Is this important to you, to be a figure that the Asian-American community can be inspired by?
“It comes with a lot of pressure, it seems to be omnipresent. It focuses you. It’s easy to gain a lot of success and fame and then be like, “What now? I have no purpose.” For me, I’ve always been very aware of what work still needs to be done. For my personal success, while it’s been amazing and I’ll never take it for granted, one person has ‘made it’… so what? What does that mean for the larger landscape? What does that mean for the culture? I want to see myself represented in a lot of different ways.

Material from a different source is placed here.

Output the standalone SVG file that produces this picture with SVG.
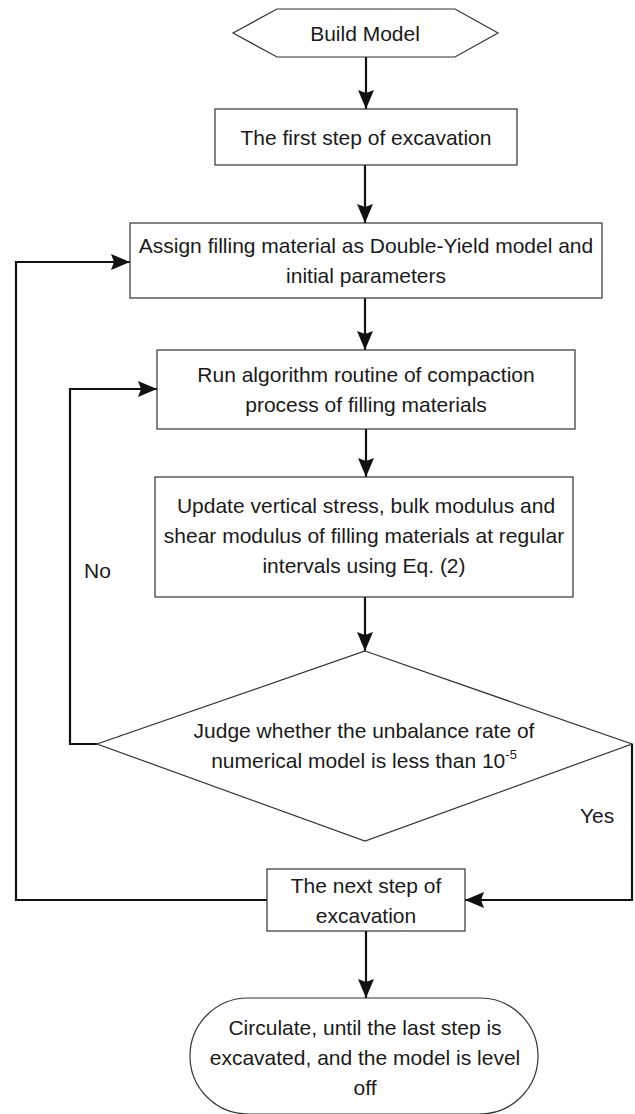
<svg xmlns="http://www.w3.org/2000/svg" width="635" height="1114" viewBox="0 0 635 1114">
<style>
.shape{fill:#fff;stroke:#333;stroke-width:1.2}
.conn{fill:none;stroke:#111;stroke-width:2.2}
text{font-family:"Liberation Sans",Arial,Helvetica,sans-serif;font-size:21px;fill:#1a1a1a;text-anchor:middle}
.lbl{text-anchor:start}
</style>
<defs>
<marker id="arr" markerUnits="userSpaceOnUse" markerWidth="19" markerHeight="16" viewBox="0 0 19 16" refX="19" refY="8" orient="auto">
<path d="M0,0 L19,8 L0,16 L3,8 z" fill="#111"/>
</marker>
</defs>
<rect width="635" height="1114" fill="#fff"/>
<g id="connectors">
<line class="conn" x1="366" y1="57" x2="366" y2="109" marker-end="url(#arr)"/>
<line class="conn" x1="365" y1="165" x2="365" y2="223" marker-end="url(#arr)"/>
<line class="conn" x1="365" y1="298" x2="365" y2="350" marker-end="url(#arr)"/>
<line class="conn" x1="366" y1="429" x2="366" y2="477" marker-end="url(#arr)"/>
<line class="conn" x1="365" y1="597" x2="365" y2="651" marker-end="url(#arr)"/>
<polyline class="conn" points="97,744 70,744 70,389 157,389" marker-end="url(#arr)"/>
<polyline class="conn" points="632,744 632,900 465,900" marker-end="url(#arr)"/>
<polyline class="conn" points="267,900 16,900 16,262 130,262" marker-end="url(#arr)"/>
<line class="conn" x1="366" y1="931" x2="366" y2="998" marker-end="url(#arr)"/>
<text class="lbl" x="84" y="578">No</text>
<text class="lbl" x="580" y="823">Yes</text>
</g>
<g id="start">
<polygon class="shape" points="233,33 277,9 455,9 498,33 455,57 277,57"/>
<text x="365" y="41">Build Model</text>
</g>
<g id="step1">
<rect class="shape" x="215" y="109" width="302" height="56"/>
<text x="366" y="145">The first step of excavation</text>
</g>
<g id="assign">
<rect class="shape" x="130" y="223" width="472" height="75"/>
<text x="366" y="253">Assign filling material as Double-Yield model and</text>
<text x="366" y="283">initial parameters</text>
</g>
<g id="run">
<rect class="shape" x="157" y="350" width="418" height="79"/>
<text x="366" y="382">Run algorithm routine of compaction</text>
<text x="366" y="412">process of filling materials</text>
</g>
<g id="update">
<rect class="shape" x="155" y="477" width="418" height="120"/>
<text x="366" y="513">Update vertical stress, bulk modulus and</text>
<text x="364" y="543">shear modulus of filling materials at regular</text>
<text x="364" y="573">intervals using Eq. (2)</text>
</g>
<g id="judge">
<polygon class="shape" points="365,651 632,744 365,841 97,744"/>
<text x="364" y="738">Judge whether the unbalance rate of</text>
<text x="364" y="768">numerical model is less than 10<tspan font-size="13" dy="-9">-5</tspan></text>
</g>
<g id="next">
<rect class="shape" x="267" y="869" width="198" height="62"/>
<text x="366" y="893">The next step of</text>
<text x="366" y="923">excavation</text>
</g>
<g id="end">
<rect class="shape" x="190" y="998" width="348" height="116" rx="58" ry="58"/>
<text x="365" y="1035">Circulate, until the last step is</text>
<text x="365" y="1065">excavated, and the model is level</text>
<text x="365" y="1095">off</text>
</g>
</svg>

I want to see a spectrum of minority voices being able to tell their stories.|
Do you feel like you have more to prove as an actor making a transition to music?

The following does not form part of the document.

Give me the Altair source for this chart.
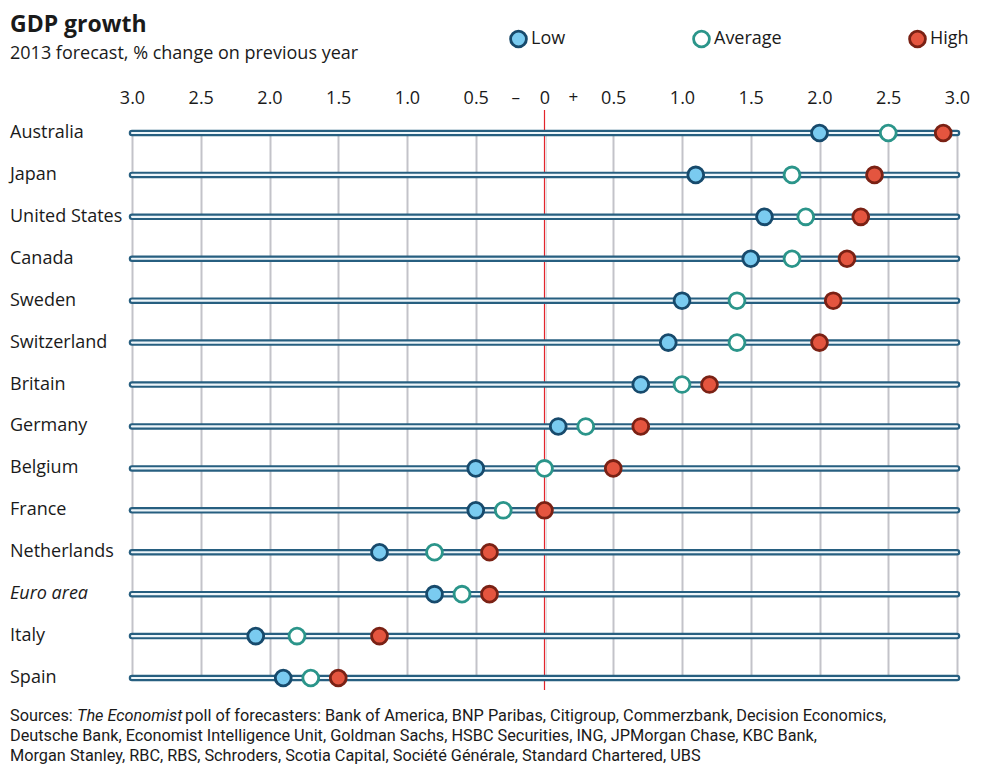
import altair as alt
import pandas as pd

countries = ["Australia", "Japan", "United States", "Canada", "Sweden", "Switzerland",
             "Britain", "Germany", "Belgium", "France", "Netherlands", "Euro area",
             "Italy", "Spain"]
low = [2.0, 1.1, 1.6, 1.5, 1.0, 0.9, 0.7, 0.1, -0.5, -0.5, -1.2, -0.8, -2.1, -1.9]
avg = [2.5, 1.8, 1.9, 1.8, 1.4, 1.4, 1.0, 0.3, 0.0, -0.3, -0.8, -0.6, -1.8, -1.7]
high = [2.9, 2.4, 2.3, 2.2, 2.1, 2.0, 1.2, 0.7, 0.5, 0.0, -0.4, -0.4, -1.2, -1.5]
series = ["Low", "Average", "High"]
tick_values = [-3, -2.5, -2, -1.5, -1, -0.5, 0, 0.5, 1, 1.5, 2, 2.5, 3]
zero_line = [0]
sign_labels = ["–", "+"]
sign_pos = [-0.21, 0.21]
track_start = -3.0
track_end = 3.0

title = "GDP growth"
subtitle = "2013 forecast, % change on previous year"
src_a = "Sources:"
src_b = "The Economist"
src_c = "poll of forecasters: Bank of America, BNP Paribas, Citigroup, Commerzbank, Decision Economics,"
src_rest = ("Deutsche Bank, Economist Intelligence Unit, Goldman Sachs, HSBC Securities, ING, JPMorgan Chase, KBC Bank,\n"
            "Morgan Stanley, RBC, RBS, Schroders, Scotia Capital, Société Générale, Standard Chartered, UBS")

FONT = "Open Sans"
NARROW = "Roboto"
TXT = "#1a1a1a"

rows = pd.DataFrame({"country": countries,
                     "start": [track_start] * len(countries),
                     "end": [track_end] * len(countries)})
pts = pd.DataFrame(
    [{"country": c, "series": s, "value": v, "order": i}
     for i, (s, vals) in enumerate(zip(series, [low, avg, high]))
     for c, v in zip(countries, vals)]
)
signs = pd.DataFrame({"label": sign_labels, "pos": sign_pos})
zero_df = pd.DataFrame({"v": zero_line})

yenc = alt.Y("country:N", sort=countries,
             scale=alt.Scale(type="point", range=[23, 568], padding=0), axis=None)
xscale = alt.Scale(domain=[-3, 3], nice=False, zero=False)

xaxis = alt.Axis(
    orient="top", values=tick_values, title=None, domain=False, ticks=False,
    labelExpr="datum.value == 0 ? '0' : format(abs(datum.value), '.1f')",
    labelFont=FONT, labelFontSize=18, labelColor=TXT, labelPadding=3,
    labelFlush=False, labelOverlap=False,
    grid=True, gridColor="#c3c3c9", gridWidth=2,
)

zero_bg = alt.Chart(zero_df).mark_rule(color="white", strokeWidth=2.6).encode(
    x=alt.X("v:Q", scale=xscale, axis=xaxis))
zero_red = alt.Chart(zero_df).mark_rule(color="#e3242b", strokeWidth=1.2).encode(
    x=alt.X("v:Q", scale=xscale, axis=xaxis))

track_outer = alt.Chart(rows).mark_rule(color="#275f80", strokeWidth=6.5, strokeCap="round").encode(
    x=alt.X("start:Q", scale=xscale, axis=xaxis), x2="end:Q", y=yenc)
track_inner = alt.Chart(rows).mark_rule(color="#eef6fa", strokeWidth=2.2, strokeCap="round").encode(
    x=alt.X("start:Q", scale=xscale, axis=xaxis), x2="end:Q", y=yenc)

leg = dict(title=None, orient="none", legendX=377, legendY=-81, direction="horizontal",
           columnPadding=121, symbolSize=250, symbolStrokeWidth=2.8, symbolType="circle",
           labelFont=FONT, labelFontSize=18, labelColor=TXT, labelOffset=3, padding=0)

points = alt.Chart(pts).mark_point(filled=True, size=250, strokeWidth=2.8, shape="circle",
                                   opacity=1, fillOpacity=1, strokeOpacity=1).encode(
    x=alt.X("value:Q", scale=xscale, axis=xaxis),
    y=yenc,
    fill=alt.Fill("series:N", scale=alt.Scale(domain=series, range=["#7acbf0", "#ffffff", "#e4553f"]),
                  legend=alt.Legend(**leg)),
    stroke=alt.Stroke("series:N", scale=alt.Scale(domain=series, range=["#174a6c", "#2b958a", "#7a2114"]),
                      legend=alt.Legend(**leg)),
    order=alt.Order("order:Q"),
)

labels = alt.Chart(rows).transform_filter("datum.country != 'Euro area'").mark_text(
    align="left", baseline="middle", font=FONT, fontSize=18, color=TXT).encode(
    x=alt.value(-122), y=yenc, text="country:N")
labels_it = alt.Chart(rows).transform_filter("datum.country == 'Euro area'").mark_text(
    align="left", baseline="middle", font=FONT, fontSize=18, fontStyle="italic", color=TXT).encode(
    x=alt.value(-122), y=yenc, text="country:N")

sign_text = alt.Chart(signs).mark_text(baseline="bottom", font=FONT, fontSize=17, color=TXT).encode(
    x=alt.X("pos:Q", scale=xscale, axis=xaxis), y=alt.value(-3), text="label:N")


def txt(s, x, y, **kw):
    return alt.Chart(pd.DataFrame({"t": [s]})).mark_text(align="left", color=TXT, **kw).encode(
        x=alt.value(x), y=alt.value(y), text="t:N")


t_title = txt(title, -122, -78, baseline="alphabetic", font=FONT, fontSize=23, fontWeight="bold")
t_sub = txt(subtitle, -122, -56, baseline="middle", font=FONT, fontSize=18)
s_a = txt(src_a, -122, 606, baseline="middle", font=NARROW, fontSize=16.3)
s_b = txt(src_b, -55, 606, baseline="middle", font=NARROW, fontSize=16.3, fontStyle="italic")
s_c = txt(src_c, 53, 606, baseline="middle", font=NARROW, fontSize=16.3)
s_rest = alt.Chart(pd.DataFrame({"t": [src_rest]})).mark_text(
    align="left", baseline="middle", lineBreak="\n", lineHeight=20, font=NARROW, fontSize=16.3, color=TXT
).encode(x=alt.value(-122), y=alt.value(626), text="t:N")

chart = alt.layer(
    zero_bg, zero_red, track_outer, track_inner, points, labels, labels_it, sign_text,
    t_title, t_sub, s_a, s_b, s_c, s_rest
).properties(
    width=825, height=580,
    autosize=alt.AutoSizeParams(type="none"),
    padding={"left": 124, "top": 102, "right": 24, "bottom": 74},
).configure(background="white").configure_view(stroke=None)

chart.save("out.html", embed_options={"renderer": "svg", "actions": False})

“There are positives and negatives. I think the immediate advantages are that I get to speed past a lot of the hurdles that young new musicians who are struggling to find an audience have a more difficult time with. The flip side of that is there’s naturally going to be cynicism and that makes me scared and a little nervous. But at the same time, I’ve had such an incredible time collaborating with artists and musicians who are so much more talented than me. It’s impossible not to be swept up in that and to ultimately come out of it still wanting in earnest to pursue and to put something out there into the world.

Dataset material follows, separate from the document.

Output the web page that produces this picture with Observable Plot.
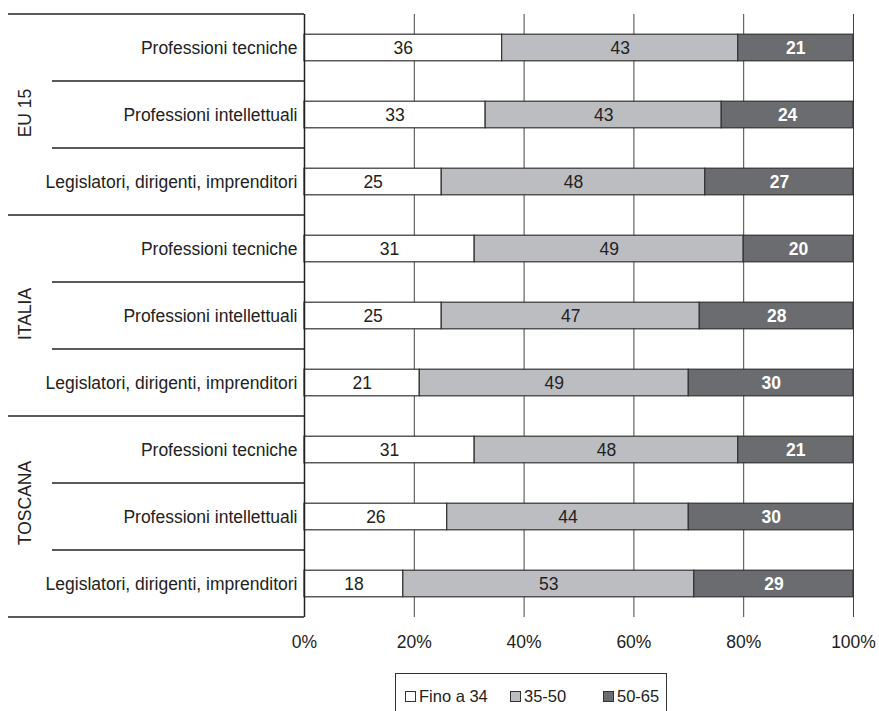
<!DOCTYPE html>
<html>
<head>
<meta charset="utf-8">
<script src="https://cdn.jsdelivr.net/npm/d3@7"></script>
<script src="https://cdn.jsdelivr.net/npm/@observablehq/plot@0.6"></script>
<style>
  body { margin: 0; background: #fff; }
  #wrap { position: relative; width: 879px; height: 711px; }
  #legend { position: absolute; left: 395px; top: 673px; width: 272px; height: 50px; border: 1px solid #333; box-sizing: border-box; color: #222; font-family: "Liberation Sans", Arial, sans-serif; font-size: 16.5px; }
  .item { position: absolute; top: 13px; display: flex; align-items: center; }
  .sw { width: 9px; height: 9px; border: 1px solid #333; margin-right: 3px; }
</style>
</head>
<body>
<div id="wrap"><div id="chart"></div><div id="legend"></div></div>
<script>
const groups = ["EU 15", "ITALIA", "TOSCANA"];
const categories = ["Professioni tecniche", "Professioni intellettuali", "Legislatori, dirigenti, imprenditori"];
const series = ["Fino a 34", "35-50", "50-65"];
const colors = ["#ffffff", "#bcbdc1", "#6b6c70"];
const valFino34 = [36, 33, 25, 31, 25, 21, 31, 26, 18];
const val3550 = [43, 43, 48, 49, 47, 49, 48, 44, 53];
const val5065 = [21, 24, 27, 20, 28, 30, 21, 30, 29];
const xTicks = [0, 20, 40, 60, 80, 100];

const FONT = "'Liberation Sans', Arial, sans-serif", FS = 17.5;

const rowKeys = d3.range(groups.length * categories.length);
const seriesValues = [valFino34, val3550, val5065];
const data = [];
rowKeys.forEach(i => {
  series.forEach((s, j) => {
    data.push({row: i, group: groups[Math.floor(i / 3)], category: categories[i % 3], series: s, value: seriesValues[j][i]});
  });
});
const groupLabels = groups.map((g, k) => ({group: g, row: k * 3 + 1}));

const W = 879, H = 665;
const inset = 20.2;
const stackOpts = {x: "value", y: "row", order: null};

const plot = Plot.plot({
  width: W, height: H,
  marginTop: 14, marginBottom: 48, marginLeft: 304, marginRight: 26,
  style: {fontSize: FS + "px", fontFamily: FONT, color: "#222", background: "#fff"},
  x: {domain: [0, 100], ticks: xTicks, tickFormat: d => d + "%", tickSize: 0, tickPadding: 18, label: null},
  y: {domain: rowKeys, padding: 0, tickSize: 0, tickPadding: 7, tickFormat: i => categories[i % 3], label: null},
  color: {domain: series, range: colors},
  marks: [
    Plot.ruleX(xTicks.filter(d => d > 0), {stroke: "#444", strokeWidth: 1}),
    Plot.barX(data, Plot.stackX({...stackOpts, fill: "series", stroke: "#333", strokeWidth: 1.2, insetTop: inset, insetBottom: inset})),
    Plot.text(data, Plot.stackX({...stackOpts, text: d => d.series !== "50-65" ? String(d.value) : null, fill: "#222", fontSize: FS})),
    Plot.text(data, Plot.stackX({...stackOpts, text: d => d.series === "50-65" ? String(d.value) : null, fill: "#fff", fontWeight: "bold", fontSize: FS})),
    Plot.ruleX([0], {stroke: "#222", strokeWidth: 1.5}),
    Plot.text(groupLabels.slice(0, 2), {y: "row", text: "group", frameAnchor: "left", dx: -279, dy: -2, rotate: -90, textAnchor: "middle", fontSize: FS, fill: "#222"}),
    Plot.text(groupLabels.slice(2), {y: "row", text: "group", frameAnchor: "left", dx: -279, dy: -14, rotate: -90, textAnchor: "middle", fontSize: FS, fill: "#222"})
  ]
});

// row separator lines in the left margin, positioned via the y scale
const ys = plot.scale("y");
const xs = plot.scale("x");
const svg = d3.select(plot);
const x0 = xs.apply(0);
const bounds = rowKeys.map(k => ys.apply(k));
bounds.push(ys.apply(rowKeys[rowKeys.length - 1]) + ys.bandwidth);
bounds.forEach((yy, i) => {
  svg.append("line")
    .attr("x1", i % 3 === 0 ? 8 : 52).attr("x2", x0)
    .attr("y1", yy).attr("y2", yy)
    .attr("stroke", "#222").attr("stroke-width", 1.3);
});

document.getElementById("chart").appendChild(plot);

// legend
const leg = document.getElementById("legend");
const legX = [9, 114, 207];
series.forEach((s, j) => {
  const it = document.createElement("div");
  it.className = "item";
  it.style.left = legX[j] + "px";
  const sw = document.createElement("span");
  sw.className = "sw";
  sw.style.background = colors[j];
  it.appendChild(sw);
  it.appendChild(document.createTextNode(s));
  leg.appendChild(it);
});
</script>
</body>
</html>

The positives outweigh the negatives. But I hear the cynicism, I hear it every day when I’m in the studio. The onus is on me. I let it motivate me to put my best foot forward because there are more eyes, but those eyes might come with a little bit more scepticism and a little more judgment so there’s something to prove.”
Even more pressure as the internet says that Simu Liu can do everything
“I have heard that. My partner has thoughts, she’s keenly aware of what my deficiencies are. It’s definitely not true but I am aware of the internet memes.”